Le 19 janvier 1884, après Auber (1856) et avant Puccini (1891), c'est avec succès que Massenet présente au public parisien sa vision de Manon Lescaut, laquelle oscille entre néoclassicisme et postromantisme, mais reste dans le style de l'opéra lyrique français – à l'instar de Gounod avec Faust ou encore de Thomas pour Mignon. Sa mélodie recherche le charme et la sensualité, mais sans oublier la décadence intrinsèque au XVIIIe siècle décrit. Usant d'un décor minimaliste mis en valeur par une lumière raffinée, la mise en scène de Gilbert Deflo a su s'inspirer de Watteau et de Fragonard pour sublimer l'ouvrage.

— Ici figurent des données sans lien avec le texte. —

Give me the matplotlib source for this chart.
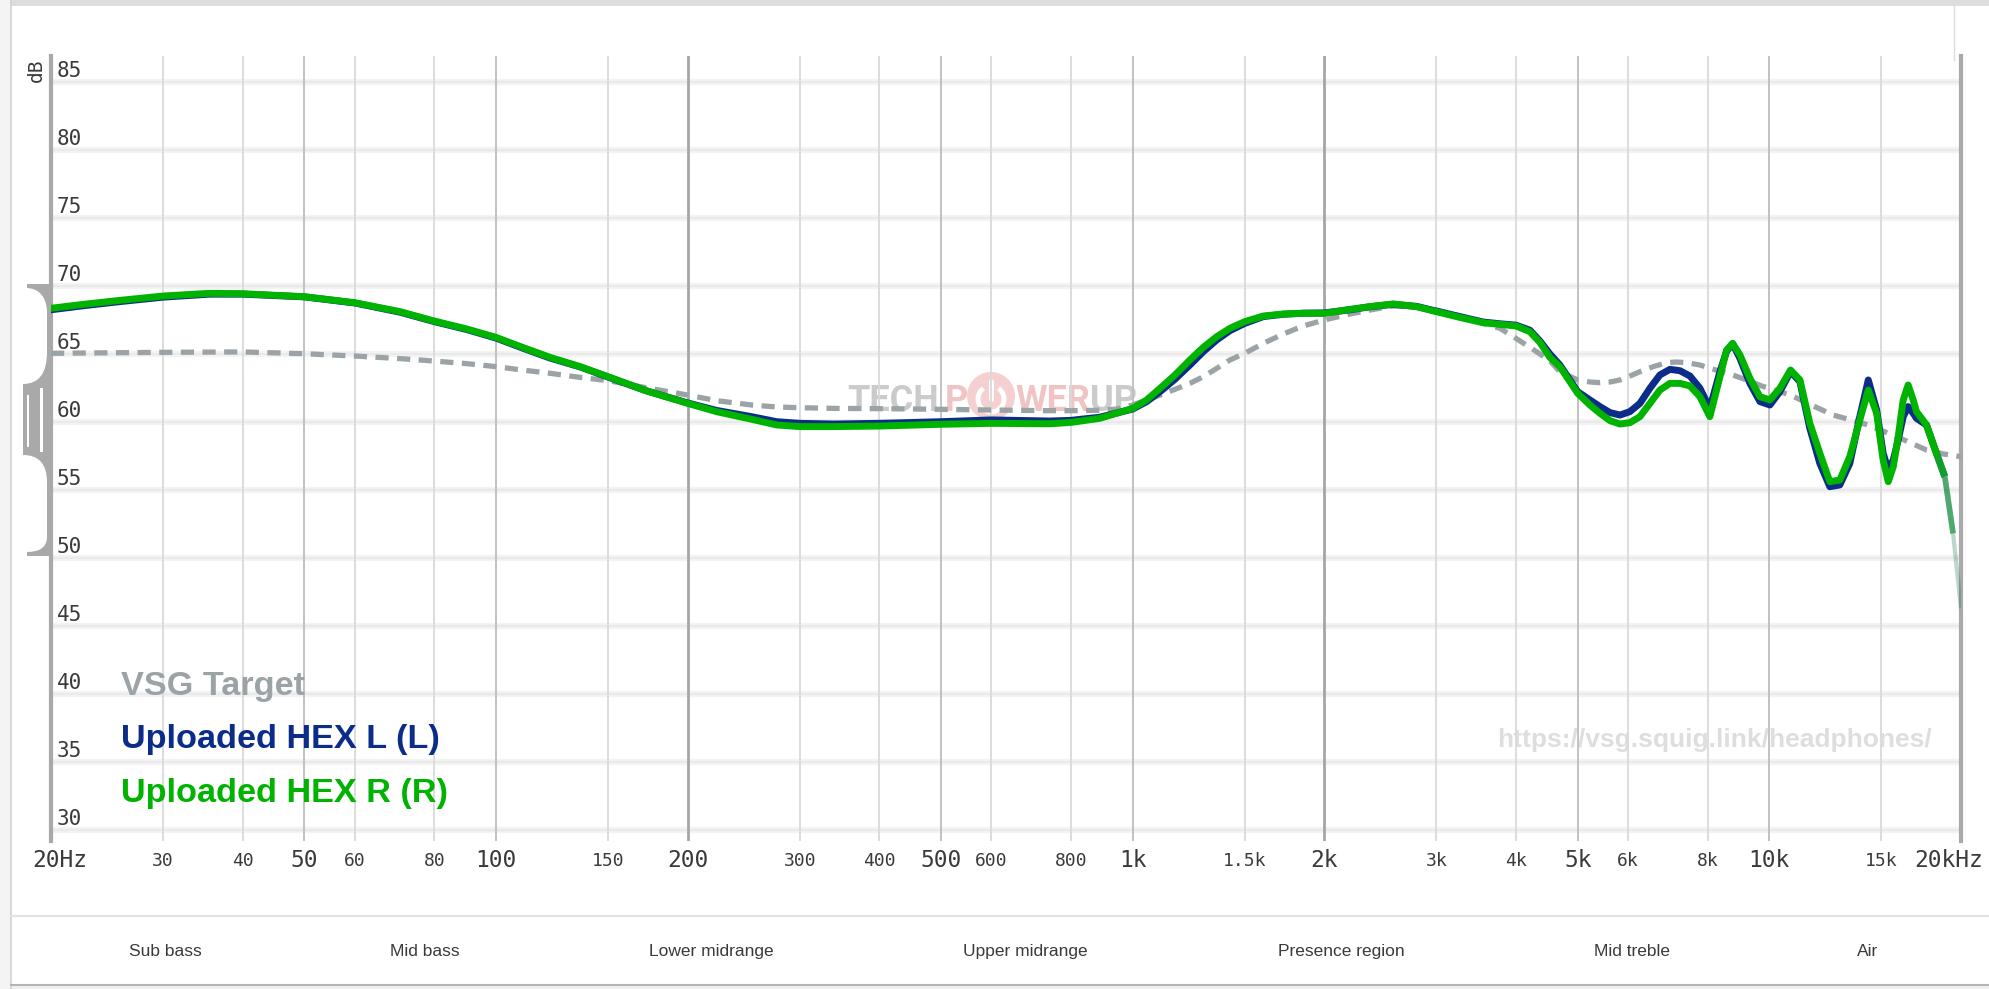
import matplotlib
matplotlib.use("Agg")
import matplotlib.pyplot as plt
from matplotlib.patches import Circle, Arc, PathPatch, Rectangle
from matplotlib.path import Path
from matplotlib.ticker import NullLocator
from matplotlib.transforms import offset_copy

# frequency response (Hz / dB)
freq_hex = [20, 22.5, 25.4, 30, 35.5, 40, 50, 60, 70.7, 80,
            89.9, 100, 110, 121.6, 135.5, 150, 172, 200, 222, 252,
            276, 300, 339, 400, 500, 600, 741, 800, 888, 1000,
            1052, 1104, 1165, 1230, 1291, 1355, 1422, 1500, 1604, 1724,
            1853, 2000, 2194, 2358, 2566, 2792, 3000, 3265, 3551, 3774,
            4000, 4206, 4362, 4522, 4688, 4861, 5000, 5226, 5419, 5619,
            5826, 6040, 6262, 6493, 6732, 6980, 7237, 7504, 7780, 8064,
            8364, 8568, 8757, 8991, 9322, 9665, 10021, 10389, 10796, 11168,
            11578, 12003, 12445, 12903, 13378, 13870, 14302, 14742, 15092, 15372,
            15655, 15937, 16228, 16520, 16823, 17026, 17340, 17653, 18300, 18862,
            19434, 20000]
hex_r = [68.36, 68.65, 68.92, 69.26, 69.46, 69.43, 69.21, 68.77, 68.11, 67.42,
         66.84, 66.22, 65.49, 64.75, 64.07, 63.33, 62.3, 61.37, 60.76, 60.2,
         59.78, 59.66, 59.66, 59.7, 59.83, 59.9, 59.87, 59.97, 60.27, 61.0,
         61.62, 62.47, 63.45, 64.56, 65.49, 66.27, 66.89, 67.38, 67.79, 67.94,
         67.99, 67.99, 68.28, 68.48, 68.68, 68.48, 68.11, 67.69, 67.3, 67.18,
         67.06, 66.64, 65.85, 64.75, 64.07, 62.97, 62.11, 61.25, 60.64, 60.1,
         59.85, 59.95, 60.39, 61.37, 62.35, 62.84, 62.84, 62.65, 61.86, 60.39,
         63.33, 65.29, 65.78, 64.93, 63.21, 61.86, 61.62, 62.48, 63.82, 63.09,
         59.9, 57.7, 55.61, 55.73, 57.45, 60.15, 62.35, 60.64, 57.2, 55.61,
         56.72, 58.92, 61.62, 62.72, 61.62, 60.76, 60.27, 59.78, 57.7, 55.98,
         51.81, 46.3]
hex_l = [68.25, 68.55, 68.83, 69.18, 69.4, 69.4, 69.2, 68.75, 68.07, 67.38,
         66.8, 66.17, 65.44, 64.7, 64.05, 63.3, 62.3, 61.4, 60.85, 60.39,
         60.02, 59.9, 59.85, 59.9, 60.02, 60.15, 60.07, 60.12, 60.35, 60.95,
         61.5, 62.23, 63.14, 64.19, 65.17, 66.03, 66.72, 67.25, 67.75, 67.92,
         68.0, 68.02, 68.25, 68.47, 68.65, 68.5, 68.15, 67.75, 67.35, 67.22,
         67.12, 66.75, 65.95, 65.0, 64.19, 63.09, 62.23, 61.62, 61.13, 60.69,
         60.51, 60.76, 61.37, 62.48, 63.46, 63.87, 63.77, 63.38, 62.48, 61.0,
         63.7, 65.2, 65.75, 64.68, 62.84, 61.5, 61.25, 62.23, 63.7, 62.97,
         59.53, 56.96, 55.24, 55.37, 56.96, 60.39, 63.09, 60.88, 57.7, 56.47,
         57.2, 58.68, 60.39, 61.13, 60.64, 60.27, 60.02, 59.78, 57.7, 55.98,
         51.81, 46.3]

freq_target = [20, 30, 40, 50, 60, 70.7, 80, 89.9, 100, 110,
               121.6, 135.5, 150, 172, 200, 222, 252, 276, 300, 339,
               400, 500, 600, 741, 800, 888, 944, 1000, 1052, 1104,
               1165, 1230, 1291, 1355, 1422, 1500, 1604, 1724, 1853, 2000,
               2194, 2358, 2566, 2792, 3000, 3265, 3551, 3774, 4000, 4206,
               4362, 4522, 4688, 5000, 5226, 5419, 5619, 5826, 6040, 6262,
               6573, 6897, 7153, 7413, 7780, 8064, 8757, 9210, 9722, 10796,
               11722, 12599, 13541, 14302, 15372, 16520, 17653, 18750, 20000]
vsg_target = [65.05, 65.12, 65.15, 65.02, 64.85, 64.66, 64.48, 64.29, 64.07, 63.82,
              63.58, 63.28, 63.04, 62.52, 61.98, 61.57, 61.25, 61.1, 61.05, 61.0,
              60.98, 60.93, 60.88, 60.83, 60.83, 60.86, 60.95, 61.25, 61.62, 61.98,
              62.4, 62.84, 63.33, 63.94, 64.56, 65.05, 65.78, 66.47, 67.06, 67.5,
              67.94, 68.23, 68.53, 68.48, 68.23, 67.79, 67.25, 66.89, 66.15, 65.49,
              65.0, 64.5, 63.7, 63.09, 62.94, 62.89, 62.94, 63.09, 63.38, 63.7,
              64.07, 64.36, 64.41, 64.36, 64.19, 63.95, 63.46, 63.09, 62.65, 61.98,
              61.18, 60.51, 60.1, 59.78, 59.17, 58.55, 57.94, 57.65, 57.45]

db_ticks = [30, 35, 40, 45, 50, 55, 60, 65, 70, 75, 80, 85]
hz_ticks = [20, 30, 40, 50, 60, 80, 100, 150, 200, 300, 400, 500, 600, 800,
            1000, 1500, 2000, 3000, 4000, 5000, 6000, 8000, 10000, 15000, 20000]
hz_labels = ['20Hz', '30', '40', '50', '60', '80', '100', '150', '200', '300', '400',
             '500', '600', '800', '1k', '1.5k', '2k', '3k', '4k', '5k', '6k', '8k',
             '10k', '15k', '20kHz']
big_ticks = [20, 50, 100, 200, 500, 1000, 2000, 5000, 10000, 20000]
dark_ticks = [20, 200, 2000, 20000]
regions = ['Sub bass', 'Mid bass', 'Lower midrange', 'Upper midrange',
           'Presence region', 'Mid treble', 'Air']
legend_names = ['VSG Target', 'Uploaded HEX L (L)', 'Uploaded HEX R (R)']

assert len(freq_hex) == len(hex_r) == len(hex_l)
assert len(freq_target) == len(vsg_target)

C_TARGET = '#9ba3a7'
C_L = '#0b2c88'
C_R = '#00b300'
AXGRAY = '#a9a9a9'
MONO = 'DejaVu Sans Mono'
SANS = 'Liberation Sans'

W, H = 1990, 989
fig = plt.figure(figsize=(W / 100, H / 100), dpi=100)

# background layer in pixel coords
bg = fig.add_axes([0, 0, 1, 1], zorder=0)
bg.set_xlim(0, W)
bg.set_ylim(H, 0)
bg.axis('off')

bg.add_patch(Rectangle((0, 0), W, 6, color='#dddddd', lw=0))
bg.add_patch(Rectangle((0, 0), 11, H, color='#f4f4f4', lw=0))
bg.plot([11, 11], [0, H], color='#d2d2d2', lw=1.2)
bg.plot([1954, 1954], [6, 60], color='#dddddd', lw=1)
bg.plot([11, W], [916, 916], color='#e2e2e2', lw=1.5)
bg.add_patch(Rectangle((11, 985), W, 4, color='#f0f0f0', lw=0))
bg.plot([11, W], [985, 985], color='#b4b4b4', lw=1.5)

# y-axis drag handle
verts = [(51, 284), (27, 284), (27, 288), (45, 289), (47, 310), (47, 352),
         (47, 384), (23, 384), (23, 455), (47, 455), (47, 482), (47, 538),
         (46, 552), (27, 552), (27, 556), (51, 556), (51, 284)]
codes = [Path.MOVETO, Path.LINETO, Path.LINETO, Path.CURVE3, Path.CURVE3, Path.LINETO,
         Path.CURVE3, Path.CURVE3, Path.LINETO, Path.CURVE3, Path.CURVE3, Path.LINETO,
         Path.CURVE3, Path.CURVE3, Path.LINETO, Path.LINETO, Path.CLOSEPOLY]
bg.add_patch(PathPatch(Path(verts, codes), fc=AXGRAY, ec='none'))
bg.add_patch(Rectangle((26.7, 395), 2.7, 52, color='white', lw=0))
bg.add_patch(Rectangle((40, 388), 2.7, 64, color='white', lw=0))

# watermarks
bg.text(1497, 747, 'https://vsg.squig.link/headphones/', color='#dedede',
        fontsize=19, fontweight='bold', family=SANS, va='baseline', ha='left')
logo = dict(fontsize=26, fontweight='bold', family='Roboto', ha='left', va='baseline')
bg.text(847, 411, 'TECH', color='#cbcbcb', **logo)
bg.text(945, 411, 'P', color='#f0c4c4', **logo)
bg.add_patch(Circle((991, 396), 24, color='#f5d0d0', lw=0))
bg.add_patch(Arc((991, 399), 26, 26, theta1=-55, theta2=235, color='white', lw=3.5))
bg.plot([991, 991], [381, 399], color='white', lw=3.5, solid_capstyle='round')
bg.text(1015, 411, 'WER', color='#f0c4c4', **logo)
bg.text(1090, 411, 'UP', color='#cbcbcb', **logo)

bg.text(36, 70, 'dB', rotation=90, family=MONO, fontsize=14, color='#3a3a3a',
        ha='center', va='center')

# main graph
ax = fig.add_axes([51 / W, 1 - 841 / H, 1910 / W, 785 / H], zorder=1)
ax.patch.set_alpha(0)
ax.set_xscale('log')
ax.set_xlim(20, 20000)
ax.set_ylim(29.19, 86.91)
for s in ax.spines.values():
    s.set_visible(False)
ax.set_xticks([])
ax.set_yticks([])
ax.xaxis.set_minor_locator(NullLocator())

for v in db_ticks:
    ax.axhline(v, color='#f3f3f3', lw=4.5, zorder=1)
    ax.axhline(v, color='#eaeaea', lw=1.6, zorder=1)

for f in hz_ticks:
    if f in dark_ticks:
        col, lw = '#a6a6a6', 2.0
    elif f in big_ticks:
        col, lw = '#bdbdbd', 1.3
    else:
        col, lw = '#dadada', 1.3
    ax.axvline(f, color=col, lw=lw, zorder=2)
ax.axvline(20, color=AXGRAY, lw=3, zorder=2, clip_on=False)
ax.axvline(20000, color=AXGRAY, lw=3, zorder=2, clip_on=False)

ax.plot(freq_target, vsg_target, color=C_TARGET, lw=3.8, dashes=(2.5, 1.6),
        dash_capstyle='butt', zorder=3)

# measured curves, tail fades out towards 20 kHz
n_fade = 3
fade_alpha = [0.75, 0.45, 0.15]
for ys, col, z in [(hex_l, C_L, 4), (hex_r, C_R, 5)]:
    ax.plot(freq_hex[:-n_fade], ys[:-n_fade], color=col, lw=5, zorder=z,
            solid_joinstyle='round', solid_capstyle='round')
    for k in range(n_fade):
        i = len(freq_hex) - n_fade - 1 + k
        ax.plot(freq_hex[i:i + 2], ys[i:i + 2], color=col, lw=5 - k,
                alpha=fade_alpha[k], zorder=z, solid_capstyle='butt')

# y tick labels inside the plot
ytr = offset_copy(ax.transData, fig=fig, x=6, y=5, units='dots')
for v in db_ticks:
    ax.text(20, v, str(v), transform=ytr, family=MONO, fontsize=15,
            color='#3a3a3a', ha='left', va='baseline', zorder=6)

# x tick labels
for f, lab in zip(hz_ticks, hz_labels):
    dx = 9 if f == 20 else (-12 if f == 20000 else 0)
    big = f in big_ticks
    tr = offset_copy(ax.get_xaxis_transform(), fig=fig, x=dx,
                     y=-26 if big else -25, units='dots')
    ax.text(f, 0, lab, transform=tr, family=MONO, fontsize=16.5 if big else 13,
            color='#3a3a3a', ha='center', va='baseline')

# frequency region labels
region_pos = [30.3, 77.3, 218, 677, 2124, 6081, 14290]
rtr = offset_copy(ax.get_xaxis_transform(), fig=fig, x=0, y=-115, units='dots')
for f, lab in zip(region_pos, regions):
    ax.text(f, 0, lab, transform=rtr, family=SANS, fontsize=12.5,
            color='#3a3a3a', ha='center', va='baseline')

# legend labels
for name, col, yb in zip(legend_names, [C_TARGET, C_L, C_R], [695, 748, 802]):
    ax.text(121, yb, name, transform=bg.transData, color=col, fontsize=24.7,
            fontweight='bold', family=SANS, ha='left', va='baseline', zorder=7)

fig.savefig('out.png', dpi=100)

En juin 1997, plus d'un siècle après Marie Heilbronn qui l'incarna la première, Renée Fleming devient à son tour la jeune héroïne qui va échapper au couvent pour mourir sur une route près du Havre. « Je pense que Manon est mon rôle préféré, confie le soprano. J'adore la musique française ; son style est tellement délicat. Elle a des moments dramatiques et lyriques. » Malheureusement, agile sans être habile, le chant se révèle assez affecté, sans égalité et même plutôt vulgaire lorsqu'il se nourrit de jazz. De plus, une grande prestance et un physique avantageux ne pallie pas le manque d'intention de la comédienne qui minaude sans finesse et affiche une fraîcheur artificielle.
Le reste de la distribution séduit sans autant de réserves : Marcelo Álvarez (Des Grieux) par sa précision, son onctuosité et ses aigus à l'attaque délicate ; Jean-Luc Chaignaud (Lescaut) avec ses pianissimi délicats qui compensent quelques notes forcées du début ; Michel Sénéchal (De Mortfontaine) dont le timbre reste clair malgré les ans ; Christophe Fel (l'hôtelier) par son élégance et sa diction exemplaire ; etc. Dans la fosse de l'Opéra National de Paris, on regrettera que Jesús López Cobos n'ait pas accordé plus d'attention aux chromatismes de certains passages.